Curves are sexy.
That can be true about anything, of course. Anyone who's looked over the stunning Istanbul cityscape as the sun sets will tell you the luxuriant pleasure of the curving domes and swooping archways for the thirsty eye. They'll tell you about the wondrous sweeping curves of the Topkapi Palace and the shimmering blue of the expansively winding Bosphorus.
Anyone who's really thought about it while eating a glistening round plum will tell you the pleasure of piercing the soft, juicy flesh -- feeling the shape of it in your hands as you bite, sweet juice leaking across waiting tongue and lips.
Anyone who has played the cello can tell you how the sensation of the vibrating warm-wooded curves against arms and thighs can spiral you to delirious new heights of music-making, as musical and physical stimulants massage one another into life.
And then there's the woman's body. Nowhere is the curve more perfect, more exhileratingly natural than in the shoulders, the breasts, the back, the belly, the hips, the thighs of a beautiful woman.
But amazingly, it's this very pinnacle of architectural perfection that often goes unappreciated.
The curve is sexy.
And yet, a large proportion of women do their best to eradicate their most sensual attribute, crushing and compressing their softness into cold-hearted lines. Straight lines. Lines like roads, lines like rulers, lines like skyscrapers -- or washboards.
Oh why?
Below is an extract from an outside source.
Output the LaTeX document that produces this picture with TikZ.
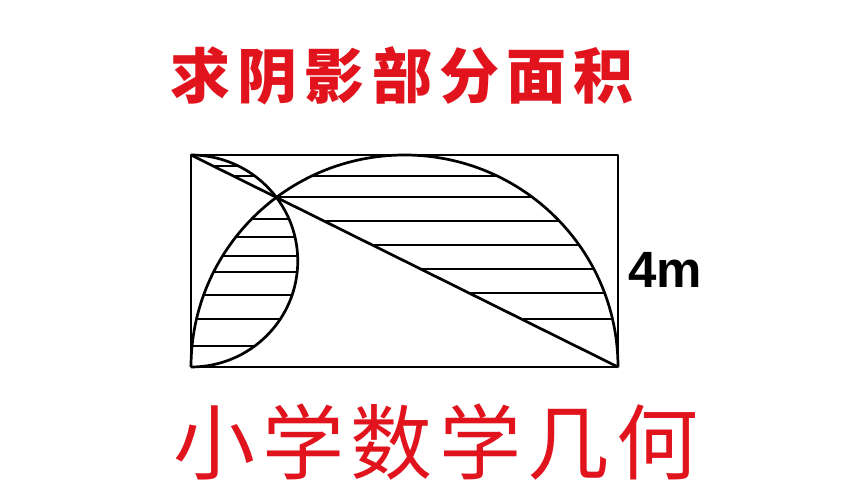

Why? Why?
I'm not talking about heart-threatening obesity here. I'm talking about beautiful, slender women who tell me they need to lose weight -- not with some compliment-seeking whine -- but with heartfelt concern that there's too much of their body alive in the world. They need to kill some off.
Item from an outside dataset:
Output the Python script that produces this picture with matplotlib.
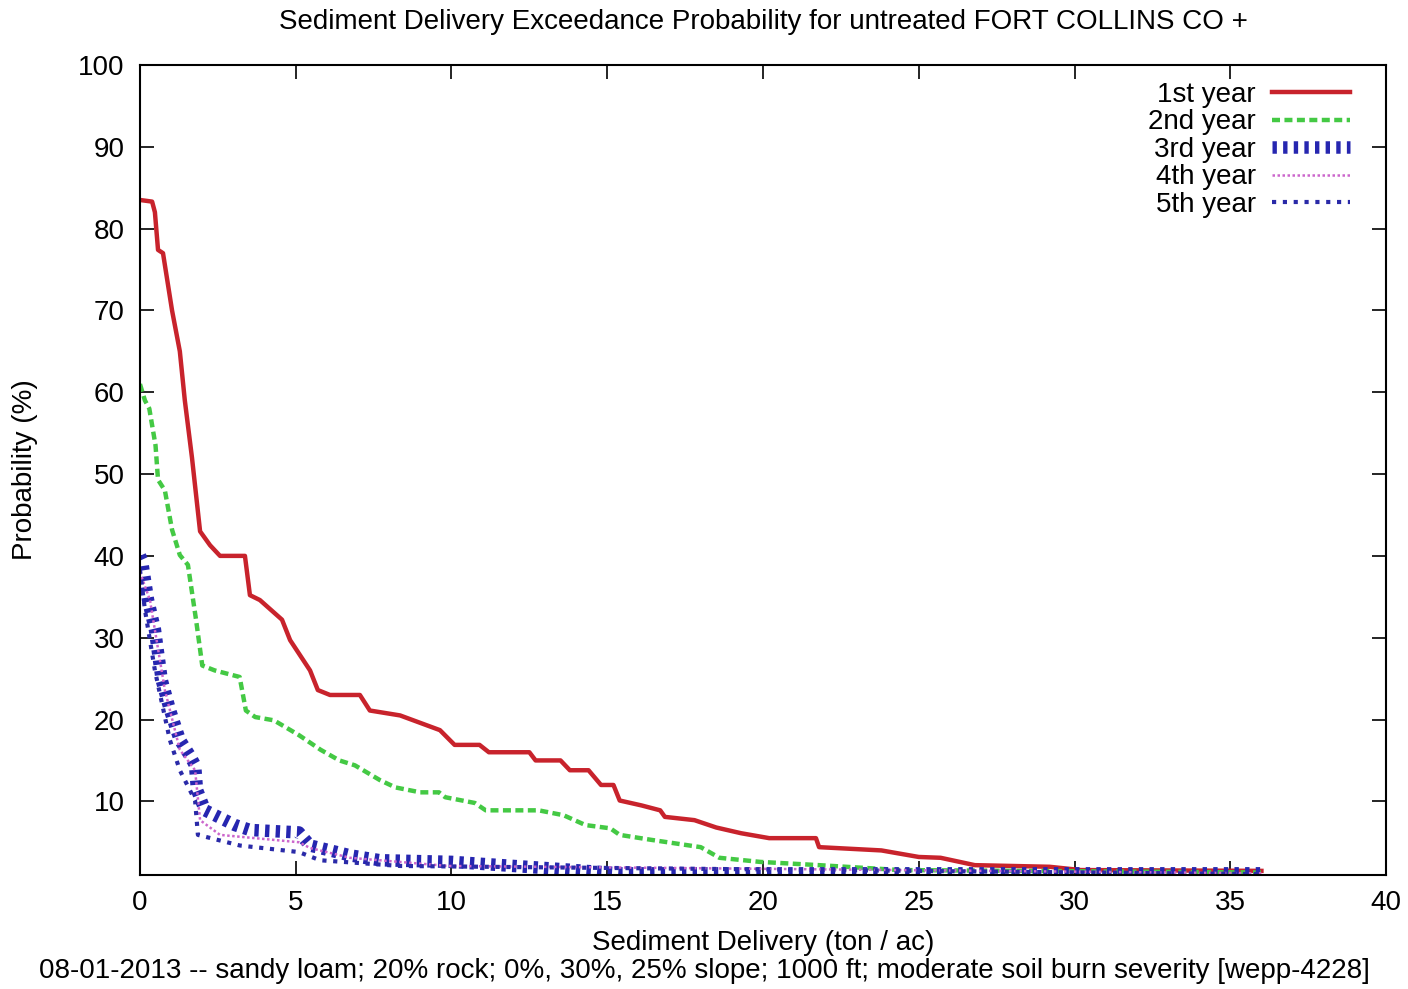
import matplotlib
matplotlib.use("Agg")
import matplotlib.pyplot as plt

plt.rcParams['font.family'] = ['Liberation Sans', 'DejaVu Sans']

###############################################################
###         dane

x_1st = [0, 0.39, 0.48, 0.58, 0.74, 1.03, 1.28, 1.44, 1.67, 1.93, 2.25, 2.57, 3.37, 3.53, 3.85, 4.56,
         4.82, 5.46, 5.71, 6.1, 7.06, 7.38, 8.35, 9.63, 10.1, 10.9, 11.2, 12.5, 12.7, 13.5, 13.8, 14.4,
         14.8, 15.2, 15.4, 16.1, 16.7, 16.85, 17.8, 18.5, 19.3, 20.2, 21.7, 21.8, 23.8, 25.0, 25.7,
         26.8, 29.2, 30.2, 36.0]
y_1st = [83.5, 83.3, 82, 77.4, 77, 70, 65, 59, 52, 43, 41.3, 40, 40, 35.2, 34.6, 32.2,
         29.7, 26, 23.6, 23, 23, 21.1, 20.5, 18.7, 16.9, 16.9, 16, 16, 15, 15, 13.8, 13.8,
         12, 12, 10.1, 9.5, 8.9, 8.1, 7.7, 6.8, 6.1, 5.5, 5.5, 4.4, 4.0, 3.2, 3.1,
         2.2, 2.0, 1.6, 1.5]

x_2nd = [0, 0.16, 0.3, 0.5, 0.58, 0.8, 1.03, 1.28, 1.54, 1.8, 2.0, 2.4, 3.2, 3.4, 3.7, 4.3, 5.1,
         5.8, 6.4, 6.9, 7.7, 8.2, 9.0, 9.6, 9.8, 10.75, 11.1, 12.8, 13.6, 14.3, 15.1, 15.4, 16.4,
         18.0, 18.6, 19.9, 21.8, 24.4, 36.0]
y_2nd = [61, 59, 58, 53.5, 49.3, 48, 43.2, 40.1, 38.9, 32.2, 26.6, 26, 25.2, 21.1, 20.3, 19.9, 18.1,
         16.3, 15, 14.4, 12.6, 11.7, 11.1, 11.1, 10.5, 9.8, 8.9, 8.9, 8.3, 7.1, 6.7, 5.9, 5.3,
         4.4, 3.1, 2.6, 2.2, 1.6, 1.3]

x_3rd = [0, 0.06, 0.26, 0.48, 0.7, 0.96, 1.28, 1.6, 1.77, 1.83, 2.09, 3.05, 3.53, 5.1, 5.46, 6.74,
         7.7, 10.0, 13.2, 15.4, 36.0]
y_3rd = [40, 39.5, 34.6, 31, 24.8, 21.2, 17.5, 15.6, 14.4, 11.4, 8.9, 7.1, 6.5, 6.2, 4.6, 3.4,
         2.8, 2.6, 1.8, 1.2, 1.2]

x_4th = [0, 0.32, 0.8, 1.28, 1.77, 1.93, 2.57, 5.1, 5.46, 6.74, 9.9, 36.0]
y_4th = [38, 34.6, 23.6, 16.3, 13.8, 7.7, 5.9, 5.0, 4.3, 3.1, 2.1, 1.2]

x_5th = [0, 0.16, 0.48, 0.96, 1.28, 1.77, 1.86, 3.21, 5.1, 5.78, 8.35, 36.0]
y_5th = [38.3, 33.4, 26, 17.5, 13.8, 10.1, 5.9, 4.6, 3.8, 2.8, 2.1, 1.1]

labels = ["1st year", "2nd year", "3rd year", "4th year", "5th year"]

###############################################################

fig = plt.figure(figsize=(14.08, 9.89), dpi=100)
ax = fig.add_axes([0.0994, 0.1153, 0.885, 0.8190])

ax.plot(x_1st, y_1st, color="#c8232c", lw=3.2, label=labels[0])
ax.plot(x_2nd, y_2nd, color="#44c944", lw=3.2, dashes=(1.8, 1.0), label=labels[1])
ax.plot(x_3rd, y_3rd, color="#2626b0", lw=9, dashes=(0.35, 0.5), dash_capstyle="butt", label=labels[2])
ax.plot(x_4th, y_4th, color="#cc66cc", lw=1.8, dashes=(1, 1), label=labels[3])
ax.plot(x_5th, y_5th, color="#2a2aa8", lw=3, dashes=(1, 1.6), label=labels[4])

ax.set_xlim(0, 40)
ax.set_ylim(1, 100)
ax.set_xticks(range(0, 41, 5))
ax.set_yticks(range(10, 101, 10))

ax.tick_params(direction="in", length=10, width=1.2, top=True, right=True, labelsize=20, pad=11)
for s in ax.spines.values():
    s.set_linewidth(1.5)

# tytul i opisy osi
fig.text(0.542, 0.9778, "Sediment Delivery Exceedance Probability for untreated FORT COLLINS CO +",
         ha="center", va="center", fontsize=20)
ax.set_xlabel("Sediment Delivery (ton / ac)", fontsize=20, va="center")
ax.xaxis.set_label_coords(0.5, -0.084)
ax.set_ylabel("Probability (%)", fontsize=20, va="center")
ax.yaxis.set_label_coords(-0.0925, 0.5)

fig.text(0.5, 0.0182, "08-01-2013 -- sandy loam; 20% rock; 0%, 30%, 25% slope; 1000 ft; moderate soil burn severity [wepp-4228]",
         ha="center", va="center", fontsize=20)

leg = ax.legend(loc="upper right", bbox_to_anchor=(0.9823, 0.996), frameon=False, markerfirst=False,
                fontsize=20, handlelength=2.8, handletextpad=0.6, labelspacing=0.05, borderpad=0)
for t in leg.get_texts():
    t.set_ha("right")

fig.savefig("out.png", dpi=100)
It's an entirely self-directed critical hatred. They wouldn't say it to me otherwise. I mean, if it were a standard you held universally, then telling someone significantly heavier than you that you were "fat" and needed to lose weight would be the height of insensitivity. These women are not insensitive and there is no implicit criticism of me intended in their comments.
It's their own personal curves they deplore.
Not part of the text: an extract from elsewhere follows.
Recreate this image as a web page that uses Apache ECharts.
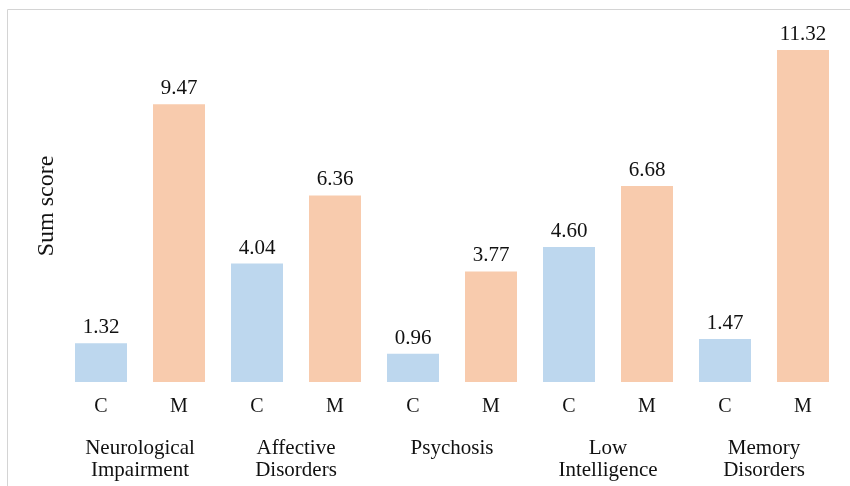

And it's not all men's fault.
Women have a choice about what shape they make their bodies. If they are doing it to please men, they're prioritizing the wrong person's needs.
I don't care about indoctrination and the insidious pressure of the "patriarchal society" on the female mind. If we are to claim liberation on the grounds that we're strong minded individuals rather than empty-headed sex toys, then we need to start acting that way.
Women's magazines are the worst offenders. They are packed with photos of skinny females, articles on how to lose weight and advertisements for plastic surgery.
Every few months, they print some self-satisfied, trite article on beauty being from within. Thanks folks, but no thanks.
Beauty's on the outside too. It should be celebrated. It just can't be limited to one body type.
Its worth remembering that in many other cultures larger-built women are considered the epitome of health, beauty and femineity, while Western art itself has often glorified the more full-figured female.
Women can and should be every shape and size they want -- including wafer thin. But it needs to be for themselves, not for some half-arsed mass-produced self-annihilating "standard."
Neither should we blame it all on male desire. I have never met a man who made me feel overweight. I can't count the number of women who have.
Women need to take some of the responsibility for the perpetuation of their own images. By clinging to such a rigid interpretation of physical beauty we do nothing but limit our own development.
Many of us need to start loving the bodies we are naturally given. Because curves -- whether on women or on donuts -- can be very, very beautiful.
Just relax, take another look and drink it in. Hilary Moore is a third-year Ethnomusicology graduate student from Perth, Scotland.
You might just find your taste buds tingling.